Actually you can use only one Handler class and some templated function overloads:

template<class Base>
class Hanlder
{
    template<class Derived>
    void do_it(T const& t, typename boost::enable_if< boost::is_base_of<Base, T> >::type*=0)
    {
      //do smth.
    }

   template<class Derived>
   void do_it(boost::shared_ptr<T> t, typename boost::enable_if< boost::is_base_of<Base, T> >::type*=0)
   {
     //do smth.
   }

   ....

}; 
 
 
Thanks Martin and Ovanes,
 
I think you have put me on the right track there. Much appreciated.
 
James

 
 

Just a quick addendum to this. I tried out a combination of the two - using a BOOST_STATIC_ASSERT((boost::is_base_of<Base, T> >::value)) inside the do_it function described above, and found what I thought was odd behaviour with is_base_of.

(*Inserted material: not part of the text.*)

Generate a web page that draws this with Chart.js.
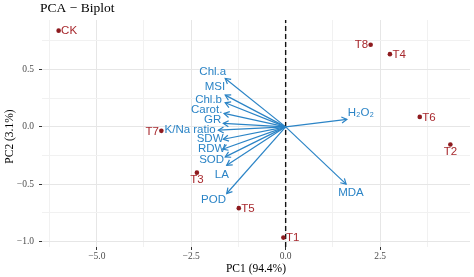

The following excerpt shows the behaviour

class A {};

class B : public A {};

typedef A C;

 BOOST_STATIC_ASSERT((boost::is_base_of<A,B> >::value))    // this passes

 BOOST_STATIC_ASSERT((boost::is_base_of<A,C> >::value))    // this fails

I would expect both to pass, as is_base_of should return true when both parameters are the same, and I thought that typedef did make classes the same/equivalent

http://www.boost.org/doc/html/boost_typetraits/reference.html#boost_typetraits.is_base_of

Is there something I am missing about typedef? Or is boost::is_base_of unable to handles the aliasing?